Damaged people are more subject to all sorts of social problems, crime being one of them, and being a part of many of these damages, addictions, self harm, promiscuity, violence. It seems to me, genetic or not, at least some of this is crime we are causing with our damaging, punishing ways.

 

But back to deterrents:

 

The first thing I would point out regarding deterrents are that their power increases as the certainty of their implementation increases, and of course that equation works also in the inverse. The power of a deterrent is lessened as the perceived chance of actually having to face the penalty grows smaller, meaning, if there’s a perceived chance the misbehaver can avoid the penalty, the deterrent can fail; this is only more true if the chance is real – and of course, many crimes and misbehaviours are not found out. Of course then, in anything but a totalitarian, police state, deterrents can and do fail, and damaging punishments ensue. If deterrents worked well enough, the prisons would not be so full, and we would not all be punished as children.

 

We offer these punishments in our effort to turn our kids and our adolescents away from misbehaviours and turn our adolescents and adults away from crime, and when it works, terrific, it’s all good. But when it doesn’t work, when our kids insist on their misbehaviours, or when our criminals do and we have to implement the punishment – well then we are damaging our kids, and further damaging these adult misbehavers, and we have made the shift from being the solution and trying to prevent crime and bad behaviour to being the problem, and actually causing it.

 

Defined as a joke with the power to make us cry, this is irony, a logical joke, but a sad, sad reality, the deeply ironic fallacy of deterrents.

 

If we believe in deterrents, but see crime remains, or increases, we may think the deterrents need to be stepped up, the penalties intended as deterrents worsened . . . and this probably only increases the damage, and doubles the horrible irony of our public policy. This is what is offered by our Law-and-Order politicians, more damage, more crime. (I’m looking at you, Stephen Harper.) That situation is of course only even more heartbreaking if we do that with our parental discipline, if we increase the stakes.

 

If this is not heartbreaking to us, we can consider that we have been desensitized to it.

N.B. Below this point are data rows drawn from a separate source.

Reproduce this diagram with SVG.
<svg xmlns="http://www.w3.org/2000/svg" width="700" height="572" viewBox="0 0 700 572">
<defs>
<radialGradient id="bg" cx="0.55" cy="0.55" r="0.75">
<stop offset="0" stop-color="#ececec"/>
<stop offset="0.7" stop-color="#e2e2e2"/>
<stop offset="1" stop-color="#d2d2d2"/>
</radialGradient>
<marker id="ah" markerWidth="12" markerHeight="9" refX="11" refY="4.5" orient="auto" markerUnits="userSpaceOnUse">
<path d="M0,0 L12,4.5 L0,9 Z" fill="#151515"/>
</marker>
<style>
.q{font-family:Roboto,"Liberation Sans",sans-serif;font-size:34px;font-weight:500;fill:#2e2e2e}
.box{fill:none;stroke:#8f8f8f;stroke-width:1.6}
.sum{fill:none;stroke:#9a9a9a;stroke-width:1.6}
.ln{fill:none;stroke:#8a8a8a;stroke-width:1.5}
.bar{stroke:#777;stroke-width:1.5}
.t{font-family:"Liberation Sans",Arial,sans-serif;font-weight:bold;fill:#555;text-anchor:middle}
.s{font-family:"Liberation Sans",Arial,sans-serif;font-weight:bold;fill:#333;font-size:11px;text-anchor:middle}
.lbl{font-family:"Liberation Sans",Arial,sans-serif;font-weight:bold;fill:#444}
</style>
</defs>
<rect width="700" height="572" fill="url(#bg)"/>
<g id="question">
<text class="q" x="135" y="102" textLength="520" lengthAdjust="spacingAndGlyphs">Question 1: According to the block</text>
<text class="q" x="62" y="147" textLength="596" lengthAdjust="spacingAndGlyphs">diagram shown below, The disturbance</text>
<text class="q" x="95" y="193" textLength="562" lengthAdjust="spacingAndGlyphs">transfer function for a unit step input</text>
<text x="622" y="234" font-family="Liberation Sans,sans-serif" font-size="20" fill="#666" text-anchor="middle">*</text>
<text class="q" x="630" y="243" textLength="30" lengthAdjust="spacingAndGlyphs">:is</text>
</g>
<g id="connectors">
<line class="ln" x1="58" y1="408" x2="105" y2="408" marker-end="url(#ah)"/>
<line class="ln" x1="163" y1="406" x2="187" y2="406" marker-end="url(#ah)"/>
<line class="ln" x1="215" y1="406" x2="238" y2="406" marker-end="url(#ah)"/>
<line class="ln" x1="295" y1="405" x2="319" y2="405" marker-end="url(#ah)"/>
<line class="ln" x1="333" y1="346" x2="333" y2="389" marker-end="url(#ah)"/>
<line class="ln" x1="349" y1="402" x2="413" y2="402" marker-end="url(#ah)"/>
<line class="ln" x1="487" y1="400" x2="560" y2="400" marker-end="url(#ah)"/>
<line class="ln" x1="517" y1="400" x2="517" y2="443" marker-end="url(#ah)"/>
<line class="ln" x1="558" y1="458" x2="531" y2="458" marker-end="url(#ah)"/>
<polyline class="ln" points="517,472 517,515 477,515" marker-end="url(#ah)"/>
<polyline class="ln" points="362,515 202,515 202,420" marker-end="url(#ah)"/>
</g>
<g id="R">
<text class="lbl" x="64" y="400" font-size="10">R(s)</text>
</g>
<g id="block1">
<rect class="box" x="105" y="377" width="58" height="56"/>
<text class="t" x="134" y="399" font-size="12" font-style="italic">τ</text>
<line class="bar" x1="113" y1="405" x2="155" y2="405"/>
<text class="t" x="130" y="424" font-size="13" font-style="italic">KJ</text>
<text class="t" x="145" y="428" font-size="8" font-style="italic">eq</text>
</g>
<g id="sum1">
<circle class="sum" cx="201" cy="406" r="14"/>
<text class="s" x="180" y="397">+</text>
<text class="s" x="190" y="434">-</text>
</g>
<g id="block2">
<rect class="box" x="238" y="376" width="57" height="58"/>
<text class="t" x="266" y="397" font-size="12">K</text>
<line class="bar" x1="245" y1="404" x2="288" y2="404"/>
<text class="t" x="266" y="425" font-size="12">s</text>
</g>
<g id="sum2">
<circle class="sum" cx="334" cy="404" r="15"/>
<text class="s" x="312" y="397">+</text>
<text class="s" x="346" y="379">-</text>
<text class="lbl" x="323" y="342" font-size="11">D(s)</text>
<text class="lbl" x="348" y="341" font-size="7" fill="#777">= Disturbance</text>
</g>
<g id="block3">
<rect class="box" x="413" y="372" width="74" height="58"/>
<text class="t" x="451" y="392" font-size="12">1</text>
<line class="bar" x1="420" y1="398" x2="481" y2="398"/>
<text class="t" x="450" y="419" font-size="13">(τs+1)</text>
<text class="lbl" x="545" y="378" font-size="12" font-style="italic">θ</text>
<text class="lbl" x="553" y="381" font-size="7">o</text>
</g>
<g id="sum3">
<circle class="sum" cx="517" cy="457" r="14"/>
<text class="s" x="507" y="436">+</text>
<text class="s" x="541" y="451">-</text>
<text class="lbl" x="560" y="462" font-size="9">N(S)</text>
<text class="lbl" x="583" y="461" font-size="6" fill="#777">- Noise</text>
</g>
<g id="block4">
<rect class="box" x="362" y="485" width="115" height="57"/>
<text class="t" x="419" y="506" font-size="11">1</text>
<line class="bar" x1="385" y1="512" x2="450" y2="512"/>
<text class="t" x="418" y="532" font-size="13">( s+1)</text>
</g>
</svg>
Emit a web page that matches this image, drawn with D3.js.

There is only so much horrible irony a person can take before we just switch off.

 

So, if my side of this argument is true, even partly, then punishment and deterrents, the very processes we hope will lessen crime and misbehaviours, could well be ironically creating the crime we are trying to stop. It’s also true that we have given these ideas a fair try – all of human history – and despite that things don’t change much, and that any lessening of the violence and brutality in this world has been accomplished by a net increase in humanity rather than an increase in penalties and deterrence schemes, we keep trying it. It’s well known that cognitive impairment is one of the many damages incurred by abuse and punishment. Perhaps this explains our inability to see this conundrum: perhaps we are slow learners.